DATA PROVIDED:
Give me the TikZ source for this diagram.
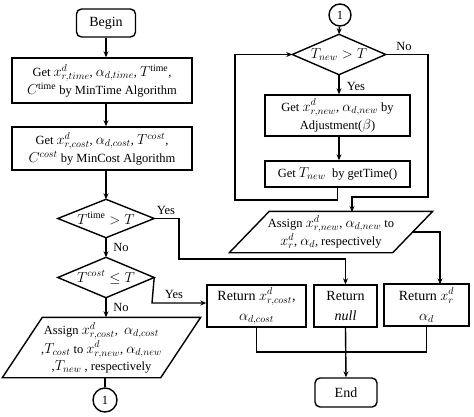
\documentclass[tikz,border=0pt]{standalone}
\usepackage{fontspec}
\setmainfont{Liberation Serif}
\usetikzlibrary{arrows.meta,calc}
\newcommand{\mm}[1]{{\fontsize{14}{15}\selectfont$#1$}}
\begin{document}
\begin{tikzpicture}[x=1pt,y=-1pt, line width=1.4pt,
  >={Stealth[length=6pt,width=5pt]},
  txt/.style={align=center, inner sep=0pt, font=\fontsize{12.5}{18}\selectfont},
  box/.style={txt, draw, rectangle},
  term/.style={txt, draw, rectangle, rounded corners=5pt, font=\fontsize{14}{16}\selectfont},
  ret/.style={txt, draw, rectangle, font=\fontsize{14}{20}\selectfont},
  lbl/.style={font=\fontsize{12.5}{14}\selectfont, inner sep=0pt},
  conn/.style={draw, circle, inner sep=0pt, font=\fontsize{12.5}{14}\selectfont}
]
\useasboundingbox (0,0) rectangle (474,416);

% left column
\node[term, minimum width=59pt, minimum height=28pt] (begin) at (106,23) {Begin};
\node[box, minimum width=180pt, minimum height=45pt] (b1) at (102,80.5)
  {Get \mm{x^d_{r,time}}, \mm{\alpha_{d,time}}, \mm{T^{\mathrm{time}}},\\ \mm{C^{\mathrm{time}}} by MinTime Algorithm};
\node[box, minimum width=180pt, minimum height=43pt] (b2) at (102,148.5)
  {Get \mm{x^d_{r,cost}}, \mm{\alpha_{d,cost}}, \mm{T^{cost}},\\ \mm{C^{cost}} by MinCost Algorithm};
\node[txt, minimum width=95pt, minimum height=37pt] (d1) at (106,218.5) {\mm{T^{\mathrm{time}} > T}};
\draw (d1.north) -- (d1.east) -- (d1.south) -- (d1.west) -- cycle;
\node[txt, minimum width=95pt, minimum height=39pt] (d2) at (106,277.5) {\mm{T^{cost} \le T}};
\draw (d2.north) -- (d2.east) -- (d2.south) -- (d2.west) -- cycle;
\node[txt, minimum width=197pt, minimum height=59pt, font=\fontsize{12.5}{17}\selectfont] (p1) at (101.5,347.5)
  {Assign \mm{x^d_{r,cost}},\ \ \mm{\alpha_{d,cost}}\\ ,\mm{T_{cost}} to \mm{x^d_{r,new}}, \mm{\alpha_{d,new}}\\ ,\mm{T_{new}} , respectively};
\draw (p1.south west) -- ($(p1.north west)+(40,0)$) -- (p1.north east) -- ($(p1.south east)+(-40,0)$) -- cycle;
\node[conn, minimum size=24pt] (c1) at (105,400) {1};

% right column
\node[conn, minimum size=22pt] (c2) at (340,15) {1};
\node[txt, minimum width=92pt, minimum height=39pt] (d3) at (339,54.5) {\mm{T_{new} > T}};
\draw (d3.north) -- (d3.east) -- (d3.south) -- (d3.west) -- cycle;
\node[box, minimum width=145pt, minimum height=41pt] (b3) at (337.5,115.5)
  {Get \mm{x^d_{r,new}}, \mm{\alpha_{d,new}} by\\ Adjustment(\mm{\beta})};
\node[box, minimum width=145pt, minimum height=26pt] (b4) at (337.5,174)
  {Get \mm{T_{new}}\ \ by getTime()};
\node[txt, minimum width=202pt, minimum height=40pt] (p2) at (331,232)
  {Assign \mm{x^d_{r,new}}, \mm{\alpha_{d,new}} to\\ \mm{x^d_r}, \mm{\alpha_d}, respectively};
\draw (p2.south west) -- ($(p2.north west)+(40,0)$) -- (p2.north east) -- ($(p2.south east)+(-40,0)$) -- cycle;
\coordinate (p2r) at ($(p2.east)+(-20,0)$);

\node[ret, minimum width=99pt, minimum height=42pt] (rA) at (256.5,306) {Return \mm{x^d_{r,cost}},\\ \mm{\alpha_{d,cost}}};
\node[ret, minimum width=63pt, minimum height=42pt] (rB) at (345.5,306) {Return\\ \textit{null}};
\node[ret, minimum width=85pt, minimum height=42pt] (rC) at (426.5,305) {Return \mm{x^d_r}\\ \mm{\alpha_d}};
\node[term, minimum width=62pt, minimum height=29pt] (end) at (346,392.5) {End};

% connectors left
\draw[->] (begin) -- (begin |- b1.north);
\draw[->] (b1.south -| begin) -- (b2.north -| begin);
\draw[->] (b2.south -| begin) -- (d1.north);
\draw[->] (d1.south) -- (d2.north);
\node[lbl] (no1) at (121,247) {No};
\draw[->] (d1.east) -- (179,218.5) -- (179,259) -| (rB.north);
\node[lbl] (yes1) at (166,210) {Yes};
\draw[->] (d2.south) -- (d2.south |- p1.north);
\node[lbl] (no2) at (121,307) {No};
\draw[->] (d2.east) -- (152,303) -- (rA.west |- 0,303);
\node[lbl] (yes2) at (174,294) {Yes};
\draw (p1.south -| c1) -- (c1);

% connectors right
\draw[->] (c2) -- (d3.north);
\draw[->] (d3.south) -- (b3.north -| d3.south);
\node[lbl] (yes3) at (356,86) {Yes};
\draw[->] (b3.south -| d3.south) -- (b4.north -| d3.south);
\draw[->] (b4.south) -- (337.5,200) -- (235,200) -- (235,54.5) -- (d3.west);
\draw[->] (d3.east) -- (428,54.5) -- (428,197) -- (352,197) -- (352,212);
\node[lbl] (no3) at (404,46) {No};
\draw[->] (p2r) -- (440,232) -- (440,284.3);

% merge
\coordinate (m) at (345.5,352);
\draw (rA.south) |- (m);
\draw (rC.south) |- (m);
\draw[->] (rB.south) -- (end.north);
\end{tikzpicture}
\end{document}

WHAT TO DO: Write out the lines from the start of the material to the line with "(0,0) rectangle (474,416);", inclusive and exactly. Skip the pictures.

WRITTEN RESPONSE:
Give me the TikZ source for this diagram.
\documentclass[tikz,border=0pt]{standalone}
\usepackage{fontspec}
\setmainfont{Liberation Serif}
\usetikzlibrary{arrows.meta,calc}
\newcommand{\mm}[1]{{\fontsize{14}{15}\selectfont$#1$}}
\begin{document}
\begin{tikzpicture}[x=1pt,y=-1pt, line width=1.4pt,
  >={Stealth[length=6pt,width=5pt]},
  txt/.style={align=center, inner sep=0pt, font=\fontsize{12.5}{18}\selectfont},
  box/.style={txt, draw, rectangle},
  term/.style={txt, draw, rectangle, rounded corners=5pt, font=\fontsize{14}{16}\selectfont},
  ret/.style={txt, draw, rectangle, font=\fontsize{14}{20}\selectfont},
  lbl/.style={font=\fontsize{12.5}{14}\selectfont, inner sep=0pt},
  conn/.style={draw, circle, inner sep=0pt, font=\fontsize{12.5}{14}\selectfont}
]
\useasboundingbox (0,0) rectangle (474,416);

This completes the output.